Only estates valued above the exemption amount are required to file IRS Form 706, United States Estate (and Generation-Skipping Transfer) Tax Return. Even for taxable estates, various deductions, such as the unlimited marital deduction for assets transferred to a surviving spouse, reduce the final tax liability.
A separate State Estate Tax is imposed by twelve states and the District of Columbia. These state thresholds are lower than the federal level, potentially subjecting more estates to taxation.
For example, some states have an estate tax exemption threshold of $1 million. The state estate tax is calculated on the net taxable estate and is paid by the executor before any distributions are made to beneficiaries.
This tax reduces the total value of the residuary estate, impacting the amount received by the residuary beneficiaries.
If the total liabilities of the estate exceed the value of the assets available for distribution, the executor must reduce or eliminate bequests through a legal process known as Abatement. Abatement follows a strict hierarchy to determine which gifts are sacrificed first.

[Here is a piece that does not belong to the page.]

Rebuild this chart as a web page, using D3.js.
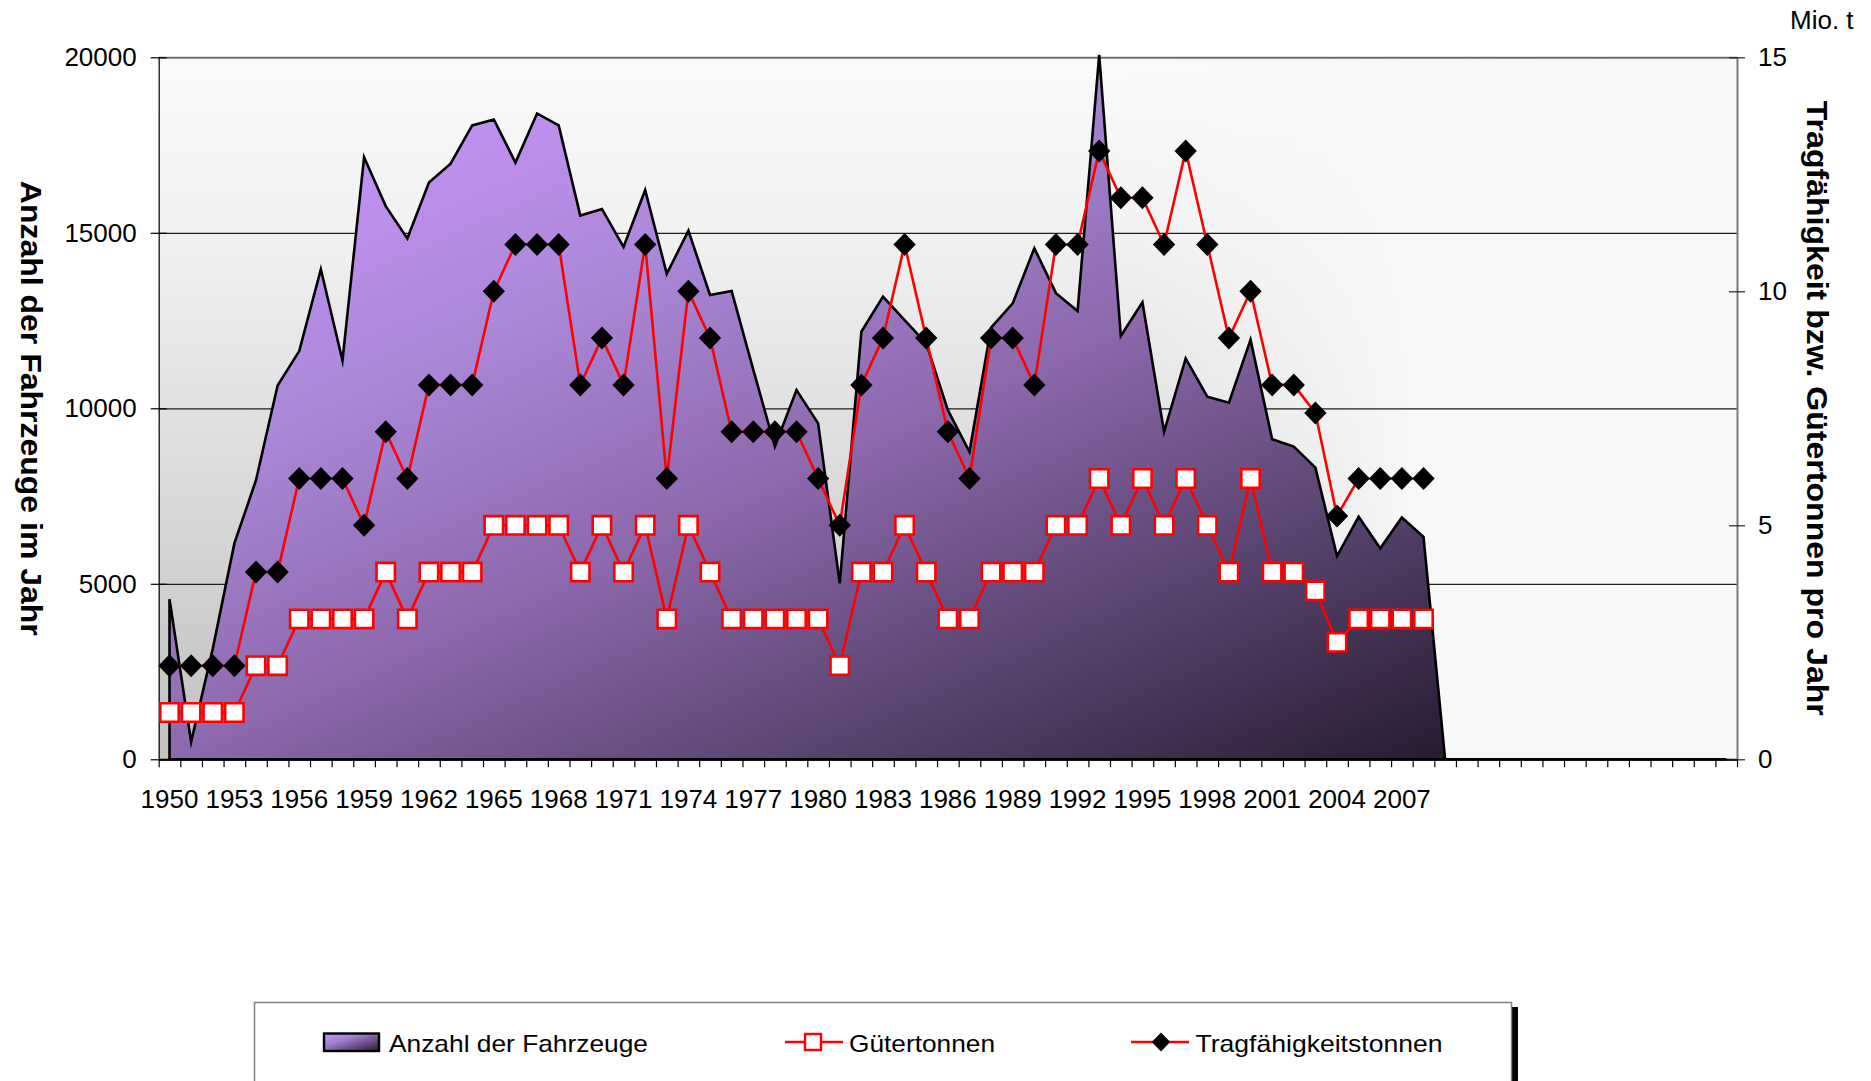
<!DOCTYPE html>
<html><head><meta charset="utf-8">
<script src="https://cdn.jsdelivr.net/npm/d3@7/dist/d3.min.js"></script>
<style>
body{margin:0;background:#fff}
svg{display:block}
text{font-family:"Liberation Sans",Arial,Helvetica,sans-serif;fill:#000}
</style>
</head><body>
<svg id="c" width="1871" height="1081"></svg>
<script>
// ---------- DATA ----------
const years = [1950,1951,1952,1953,1954,1955,1956,1957,1958,1959,
  1960,1961,1962,1963,1964,1965,1966,1967,1968,1969,
  1970,1971,1972,1973,1974,1975,1976,1977,1978,1979,
  1980,1981,1982,1983,1984,1985,1986,1987,1988,1989,
  1990,1991,1992,1993,1994,1995,1996,1997,1998,1999,
  2000,2001,2002,2003,2004,2005,2006,2007,2008,2009,
  2010,2011,2012,2013,2014,2015,2016,2017,2018,2019,
  2020,2021,2022];
const yearLabels = [1950,1953,1956,1959,1962,1965,1968,1971,1974,1977,1980,1983,1986,1989,1992,1995,1998,2001,2004,2007];

// Anzahl der Fahrzeuge (left axis)
const fahrzeuge = [4560,500,3150,6150,7950,10650,11630,13960,11360,17150,
  15760,14840,16430,16970,18060,18230,17000,18400,18060,15490,
  15680,14600,16220,13830,15060,13230,13340,11100,8910,10520,
  9570,5010,12180,13180,12510,11850,9950,8760,12300,12990,
  14560,13280,12770,20070,12060,13020,9330,11420,10330,10160,
  11950,9120,8910,8310,5790,6910,6010,6890,6340,0,
  0,0,0,0,0,0,0,0,0,0,
  0,0,0];

// Gütertonnen (Mio. t, right axis)
const gueter = [1,1,1,1,2,2,3,3,3,3,
  4,3,4,4,4,5,5,5,5,4,
  5,4,5,3,5,4,3,3,3,3,
  3,2,4,4,5,4,3,3,4,4,
  4,5,5,6,5,6,5,6,5,4,
  6,4,4,3.6,2.5,3,3,3,3];

// Tragfähigkeitstonnen (Mio. t, right axis)
const tragf = [2,2,2,2,4,4,6,6,6,5,
  7,6,8,8,8,10,11,11,11,8,
  9,8,11,6,10,9,7,7,7,7,
  6,5,8,9,11,9,7,6,9,9,
  8,11,11,13,12,12,11,13,11,9,
  10,8,8,7.4,5.2,6,6,6,6];

const leftTicks = [0,5000,10000,15000,20000];
const rightTicks = [0,5,10,15];
const seriesNames = ["Anzahl der Fahrzeuge","Gütertonnen","Tragfähigkeitstonnen"];
const leftTitle = "Anzahl der Fahrzeuge im Jahr";
const rightTitle = "Tragfähigkeit bzw. Gütertonnen pro Jahr";
const unitLabel = "Mio. t";

// ---------- LAYOUT ----------
const X0 = 158.7, X1 = 1737, Y0 = 57.3, Y1 = 759.3;
const svg = d3.select("#c");
const defs = svg.append("defs");

function grad(id, x1, y1, x2, y2, stops) {
  const g = defs.append("linearGradient").attr("id", id)
    .attr("x1", x1).attr("y1", y1).attr("x2", x2).attr("y2", y2);
  stops.forEach(s => g.append("stop").attr("offset", s[0]).attr("stop-color", s[1])
    .attr("stop-opacity", s[2] === undefined ? 1 : s[2]));
}
grad("bgV", 0, 0, 0, 1, [[0,"#fafafa"],[0.25,"#f1f1f1"],[0.5,"#e1e1e1"],[0.75,"#d1d1d1"],[1,"#c1c1c1"]]);
grad("bgH", 0, 0, 1, 0, [[0,"#f8f8f8",0],[0.6,"#f8f8f8",0],[0.8,"#f8f8f8",1],[1,"#f9f9f9",1]]);
grad("areaG", 0, 0, 1, 1, [[0,"#c898f8"],[0.15,"#c090f0"],[0.3,"#aa88d8"],[0.5,"#8c68ac"],[0.72,"#54406a"],[0.9,"#2a1d33"],[1,"#1e1426"]]);
grad("swG", 0, 0, 1, 1, [[0,"#c898f8"],[0.35,"#a080d0"],[0.75,"#5a4070"],[1,"#241a2c"]]);

const x = d3.scaleBand().domain(years).range([X0, X1]).padding(0);
const cx = d => x(d) + x.bandwidth() / 2;
const yL = d3.scaleLinear().domain([0, 20000]).range([Y1, Y0]);
const yR = d3.scaleLinear().domain([0, 15]).range([Y1, Y0]);

// plot background
svg.append("rect").attr("x", X0).attr("y", Y0).attr("width", X1 - X0).attr("height", Y1 - Y0).attr("fill", "url(#bgV)");
svg.append("rect").attr("x", X0).attr("y", Y0).attr("width", X1 - X0).attr("height", Y1 - Y0).attr("fill", "url(#bgH)");

// gridlines
const grid = svg.append("g").attr("transform", `translate(${X0},0)`)
  .call(d3.axisLeft(yL).tickValues(leftTicks).tickSize(-(X1 - X0)).tickFormat(""));
grid.select(".domain").remove();
grid.selectAll(".tick line")
  .attr("stroke", d => d === 20000 ? "#6e6e6e" : "#1e1e1e")
  .attr("stroke-width", d => d === 20000 ? 2 : 1.3);

// area
const areaGen = d3.area()
  .x((d, i) => cx(years[i]))
  .y0(yL(0))
  .y1(d => yL(d));
svg.append("path").datum(fahrzeuge)
  .attr("d", areaGen)
  .attr("fill", "url(#areaG)")
  .attr("stroke", "#000").attr("stroke-width", 2.6)
  .attr("stroke-linejoin", "miter").attr("stroke-miterlimit", 6);

// x axis: boundary ticks
const xb = d3.scaleLinear().domain([0, years.length]).range([X0, X1]);
const xTicks = svg.append("g").attr("transform", `translate(0,${Y1})`)
  .call(d3.axisBottom(xb).tickValues(d3.range(0, years.length + 1)).tickSize(8).tickSizeOuter(0).tickFormat(""));
xTicks.select(".domain").attr("stroke", "#000").attr("stroke-width", 2);
xTicks.selectAll(".tick line").attr("stroke", "#000").attr("stroke-width", 1.2);

// x axis labels
const xLab = svg.append("g").attr("transform", `translate(0,${Y1})`)
  .call(d3.axisBottom(x).tickValues(yearLabels).tickSize(0).tickPadding(30));
xLab.select(".domain").remove();
xLab.selectAll("text").attr("font-size", 26).attr("font-family", null);

// left axis
const yAxL = svg.append("g").attr("transform", `translate(${X0},0)`)
  .call(d3.axisLeft(yL).tickValues(leftTicks).tickFormat(d3.format("d")).tickSize(8).tickSizeOuter(0).tickPadding(14));
yAxL.select(".domain").attr("stroke", "#000").attr("stroke-width", 1.2);
yAxL.selectAll(".tick line").attr("x1", 8).attr("stroke", "#000").attr("stroke-width", 1.2);
yAxL.selectAll("text").attr("font-size", 26).attr("font-family", null);

// right axis
const yAxR = svg.append("g").attr("transform", `translate(${X1},0)`)
  .call(d3.axisRight(yR).tickValues(rightTicks).tickFormat(d3.format("d")).tickSize(8).tickSizeOuter(0).tickPadding(13));
yAxR.select(".domain").attr("stroke", "#7a7a7a").attr("stroke-width", 2);
yAxR.selectAll(".tick line").attr("x1", -8).attr("stroke", "#222").attr("stroke-width", 1.2);
yAxR.selectAll("text").attr("font-size", 26).attr("font-family", null);

// lines
const lineGen = d3.line().defined(d => d != null).x((d, i) => cx(years[i])).y(d => yR(d));
svg.append("path").datum(gueter).attr("d", lineGen)
  .attr("fill", "none").attr("stroke", "#ff0000").attr("stroke-width", 2.6);
svg.append("path").datum(tragf).attr("d", lineGen)
  .attr("fill", "none").attr("stroke", "#ff0000").attr("stroke-width", 2.6);

// marker symbols
const diamondType = { draw(ctx, size) { const r = Math.sqrt(size) / 2; ctx.moveTo(0, -r); ctx.lineTo(r * 0.97, 0); ctx.lineTo(0, r); ctx.lineTo(-r * 0.97, 0); ctx.closePath(); } };
const squareSym = d3.symbol().type(d3.symbolSquare).size(18.4 * 18.4);
const diamondSym = d3.symbol().type(diamondType).size(23 * 23);

svg.append("g").selectAll("path").data(gueter).join("path")
  .attr("transform", (d, i) => `translate(${cx(years[i])},${yR(d)})`)
  .attr("d", squareSym)
  .attr("fill", "#fff").attr("stroke", "#ff0000").attr("stroke-width", 2.6);
svg.append("g").selectAll("path").data(tragf).join("path")
  .attr("transform", (d, i) => `translate(${cx(years[i])},${yR(d)})`)
  .attr("d", diamondSym)
  .attr("fill", "#000");

// axis titles
svg.append("text").attr("transform", `translate(21,${(Y0 + Y1) / 2}) rotate(90)`)
  .attr("text-anchor", "middle").attr("font-size", 30).attr("font-weight", "bold")
  .attr("textLength", 455).attr("lengthAdjust", "spacingAndGlyphs").text(leftTitle);
svg.append("text").attr("transform", `translate(1807,${(Y0 + Y1) / 2}) rotate(90)`)
  .attr("text-anchor", "middle").attr("font-size", 30).attr("font-weight", "bold")
  .attr("textLength", 615).attr("lengthAdjust", "spacingAndGlyphs").text(rightTitle);
svg.append("text").attr("x", 1790).attr("y", 28.5).attr("font-size", 26).text(unitLabel);

// legend
const lg = svg.append("g");
lg.append("rect").attr("x", 1511.5).attr("y", 1007).attr("width", 6.5).attr("height", 90).attr("fill", "#000");
lg.append("rect").attr("x", 254.5).attr("y", 1002.5).attr("width", 1257).attr("height", 100)
  .attr("fill", "#fff").attr("stroke", "#808080").attr("stroke-width", 1.5);
const LY = 1042;
lg.append("rect").attr("x", 324).attr("y", 1033.5).attr("width", 55).attr("height", 17.5)
  .attr("fill", "url(#swG)").attr("stroke", "#000").attr("stroke-width", 2.4);
lg.append("text").attr("x", 389).attr("y", 1051.5).attr("font-size", 24)
  .attr("textLength", 259).attr("lengthAdjust", "spacingAndGlyphs").text(seriesNames[0]);
lg.append("line").attr("x1", 785).attr("x2", 843).attr("y1", LY).attr("y2", LY).attr("stroke", "#ff0000").attr("stroke-width", 2.6);
lg.append("path").attr("transform", `translate(813,${LY})`).attr("d", d3.symbol().type(d3.symbolSquare).size(16 * 16))
  .attr("fill", "#fff").attr("stroke", "#ff0000").attr("stroke-width", 2.4);
lg.append("text").attr("x", 849).attr("y", 1051.5).attr("font-size", 24)
  .attr("textLength", 146).attr("lengthAdjust", "spacingAndGlyphs").text(seriesNames[1]);
lg.append("line").attr("x1", 1131).attr("x2", 1189).attr("y1", LY).attr("y2", LY).attr("stroke", "#ff0000").attr("stroke-width", 2.6);
lg.append("path").attr("transform", `translate(1161,${LY})`).attr("d", d3.symbol().type(diamondType).size(19 * 19))
  .attr("fill", "#000");
lg.append("text").attr("x", 1195.5).attr("y", 1051.5).attr("font-size", 24)
  .attr("textLength", 247).attr("lengthAdjust", "spacingAndGlyphs").text(seriesNames[2]);
</script>
</body></html>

The Residuary Estate is always the first source of funds used to satisfy debts and expenses, meaning the residuary beneficiary’s share is eliminated before any other bequests are touched. If the residuary estate is exhausted, the executor then proceeds to abate the General Bequests proportionally.
A $50,000 general bequest and a $25,000 general bequest might be reduced by 50% each, for example.
Only after the residuary and general bequests have been eliminated can the executor begin to reduce the Demonstrative Bequests and finally the Specific Bequests. Specific bequests are the most protected type of gift and are the last to be reduced or eliminated. This hierarchy ensures the testator’s specific wishes are honored.
Ademption occurs when a specific asset designated in the will is no longer owned by the testator at the time of death. If the will grants “my 2020 Ford F-150,” but the testator sold the truck, the gift is adeemed. The beneficiary receives nothing in place of the truck, as the law assumes the testator intended the specific item, not its cash value.